While the battery can only output direct current, the mostly three-phase AC electric motors require a very precisely frequency-tuned alternating current input to convert the available energy into power and transmit it to the drive axle through the gearbox. The manufacturers are allowed to determine the number of gears themselves. The inverter is responsible for converting the energy and creating this voltage profile as the centerpiece between the battery and electric motor.
The driver can choose from various power settings via a rotary control on the steering wheel. For example, there are settings for the shakedown (max. 130 kW), qualifying (max. 350 kW), the race (max. 300 kW - formerly 220), or the attack mode (350 kW - formerly 235).

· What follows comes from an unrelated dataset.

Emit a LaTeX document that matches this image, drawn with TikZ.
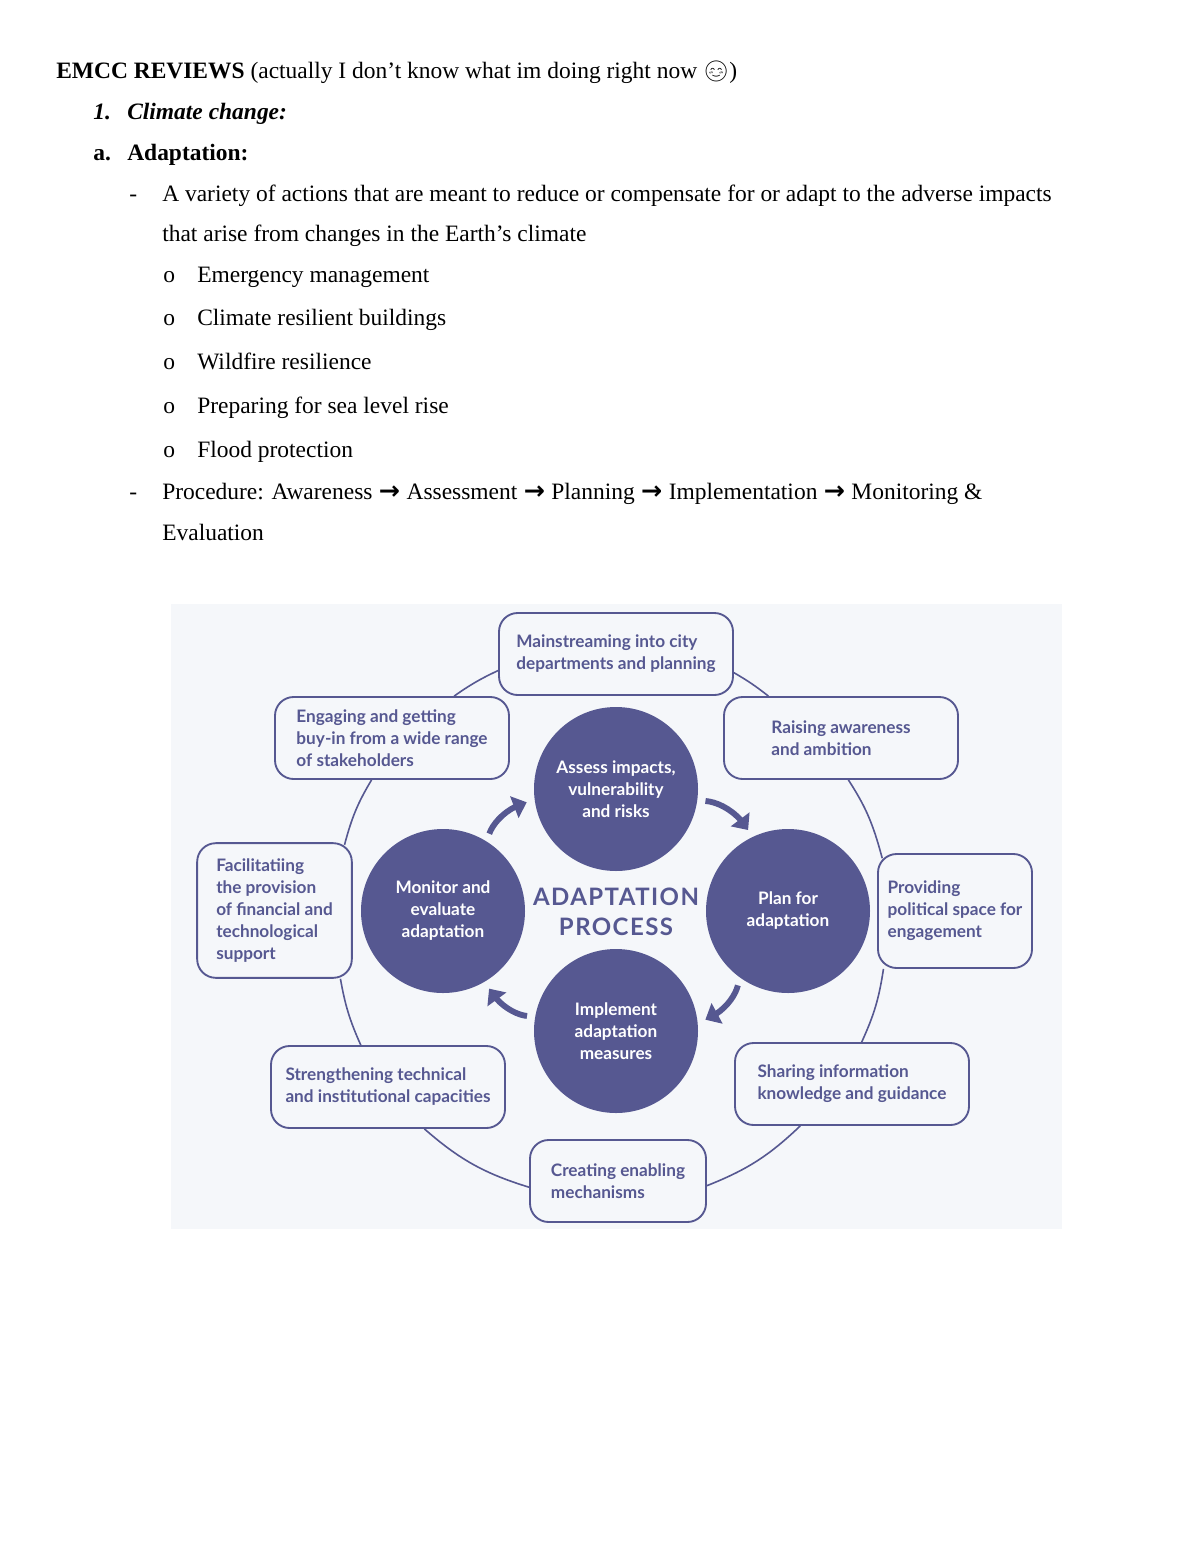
\documentclass[tikz,border=0pt]{standalone}
\usepackage{fontspec}
\setmainfont{Liberation Serif}
\newfontfamily\diagfont{Lato}
\newfontfamily\titlefont[LetterSpace=6]{Lato}
\newfontfamily\emojifont{Noto Emoji}
\newfontfamily\arrowfont{DejaVu Sans}
\usetikzlibrary{arrows.meta,positioning,bending}
\definecolor{ink}{HTML}{565891}
\definecolor{panel}{HTML}{F5F7FA}
\newcommand{\rarr}{\hspace{.4pt}{\arrowfont\bfseries\fontsize{19}{20}\selectfont\char"2192}\hspace{.4pt}}

\begin{document}
\begin{tikzpicture}[x=.75pt,y=-.75pt,
  txt/.style={anchor=base west,inner sep=0pt,font=\fontsize{17.6}{20}\selectfont},
  box/.style={draw=ink,line width=1.4pt,fill=panel,rounded corners=14pt,align=left,text=ink,
    font=\diagfont\bfseries\fontsize{12.9}{16.5}\selectfont,inner sep=0pt,
    execute at begin node={\rule{0pt}{11.8pt}}},
  wide/.style={box,minimum width=175.5pt,minimum height=61.5pt},
  stage/.style={circle,fill=ink,minimum size=123pt,inner sep=0pt,align=center,text=white,
    font=\diagfont\bfseries\fontsize{12.9}{16.5}\selectfont,
    execute at begin node={\rule{0pt}{11.8pt}}},
  link/.style={draw=ink,line width=1.2pt},
  flow/.style={draw=ink,line width=4.4pt,-{Triangle[width=17pt,length=10pt,flex]},shorten <=6pt,shorten >=6pt}]
  \useasboundingbox (0,0) rectangle (1200,1553);
  % text lines
  \node[txt] (head) at (56,78) {\textbf{EMCC REVIEWS} (actually I don’t know what im doing right now {\emojifont\fontsize{15.5}{20}\selectfont\char"1F60A})};
  \node[txt] (numone) at (93,119) {\textbf{\textit{1.}}};
  \node[txt] (climate) at (127,119) {\textbf{\textit{Climate change:}}};
  \node[txt] (lettera) at (93,160) {\textbf{a.}};
  \node[txt] (adapt) at (127,160) {\textbf{Adaptation:}};
  \node[txt] (dashone) at (129,201) {-};
  \node[txt] (variety) at (162,201) {A variety of actions that are meant to reduce or compensate for or adapt to the adverse impacts};
  \node[txt] (arise) at (162,241) {that arise from changes in the Earth’s climate};
  \node[txt] (oa) at (163,282) {o};
  \node[txt] (emerg) at (197,282) {Emergency management};
  \node[txt] (ob) at (163,325) {o};
  \node[txt] (build) at (197,325) {Climate resilient buildings};
  \node[txt] (oc) at (163,369) {o};
  \node[txt] (fire) at (197,369) {Wildfire resilience};
  \node[txt] (od) at (163,413) {o};
  \node[txt] (sea) at (197,413) {Preparing for sea level rise};
  \node[txt] (oe) at (163,457) {o};
  \node[txt] (flood) at (197,457) {Flood protection};
  \node[txt] (dashtwo) at (129,499) {-};
  \node[txt] (proc) at (162,499) {Procedure: Awareness \rarr{} Assessment \rarr{} Planning \rarr{} Implementation \rarr{} Monitoring \&};
  \node[txt] (evalu) at (162,540) {Evaluation};
  % panel
  \fill[panel] (171,604) rectangle (1062,1229);
  % outer ring
  \node[wide] (main) at (616,654) {Mainstreaming into city\\departments and planning};
  \node[wide] (engage) at (392,738) {Engaging and getting\\buy-in from a wide range\\of stakeholders};
  \node[wide] (raise) at (841,738) {Raising awareness\\and ambition};
  \node[box,minimum width=116pt,minimum height=101pt] (facil) at (274.5,910.5) {Facilitatiing\\the provision\\of financial and\\technological\\support};
  \node[box,minimum width=115.5pt,minimum height=85.5pt] (provide) at (955,911) {Providing\\political space for\\engagement};
  \node[wide] (strength) at (388,1087) {Strengthening technical\\and institutional capacities};
  \node[wide] (share) at (852,1084) {Sharing information\\knowledge and guidance};
  \node[box,minimum width=132pt,minimum height=61.5pt] (create) at (618,1181) {Creating enabling\\mechanisms};
  \draw[link] (main.188) to[bend right=5] (engage.34);
  \draw[link,shorten >=-2pt] (engage.244) to[bend right=8] (facil.44);
  \draw[link] (facil.314) to[bend right=7] (strength.123);
  \draw[link] (strength.311) to[bend right=12] (create.184);
  \draw[link] (create.357) to[bend right=11] (share.219);
  \draw[link] (share.77) to[bend right=8] (provide.219);
  \draw[link,shorten <=-4pt] (provide.142) to[bend right=9] (raise.280);
  \draw[link] (raise.150) to[bend right=4] (main.351);
  % inner cycle
  \node[stage] (assess) at (616,789) {Assess impacts,\\vulnerability\\and risks};
  \node[stage] (plan) at (788,911) {Plan for\\adaptation};
  \node[stage] (impl) at (616,1031) {Implement\\adaptation\\measures};
  \node[stage] (monitor) at (443,911) {Monitor and\\evaluate\\adaptation};
  \node[text=ink,align=center,inner sep=0pt,font=\titlefont\bfseries\fontsize{18}{22.5}\selectfont] (centre) at (616,912) {ADAPTATION\\PROCESS};
  \draw[flow] (assess.-8) to[bend left=30] (plan.116);
  \draw[flow] (plan.234) to[bend left=30] (impl.6);
  \draw[flow] (impl.170) to[bend left=30] (monitor.-59);
  \draw[flow] (monitor.58) to[bend left=30] (assess.188);
\end{tikzpicture}
\end{document}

During recuperation, the energy recovery during "coasting" and braking, the drivetrain can operate in the opposite direction: Drive axle >>> motor >>> inverter >>> battery. Up to 600 kW can be recuperated (350 kW on the rear axle, 250 with the standardized front motor). The recovery process in the braking zones through "lift and coast" is one of the most complex tasks for drivers during a Formula E race, although they have been supported by the vehicle's software since 2018 with the "brake-by-wire" system. With good recuperation work during the race, a driver can extend the range of their battery by almost 20 percent.
With the exception of the powertrain (motor, gearbox, inverter, and rear suspension) and the control electronics, there is a general development ban in Formula E. For cost reasons, no work can be done on any other vehicle parts in the foreseeable future.
A few months before the start of a new season, the powertrains are homologated by the FIA. Once a manufacturer passes the mandatory crash tests, which must meet the standards of Formula 1, they may no longer make any changes to the hardware of the vehicles. Only software adaptations are still possible afterwards. The software is continuously developed throughout the season.
In order to save costs, all powertrains are homologated on a two-season cycle in Formula E. Manufacturers will thus have to use the same hardware in the 2023 and 2024 seasons.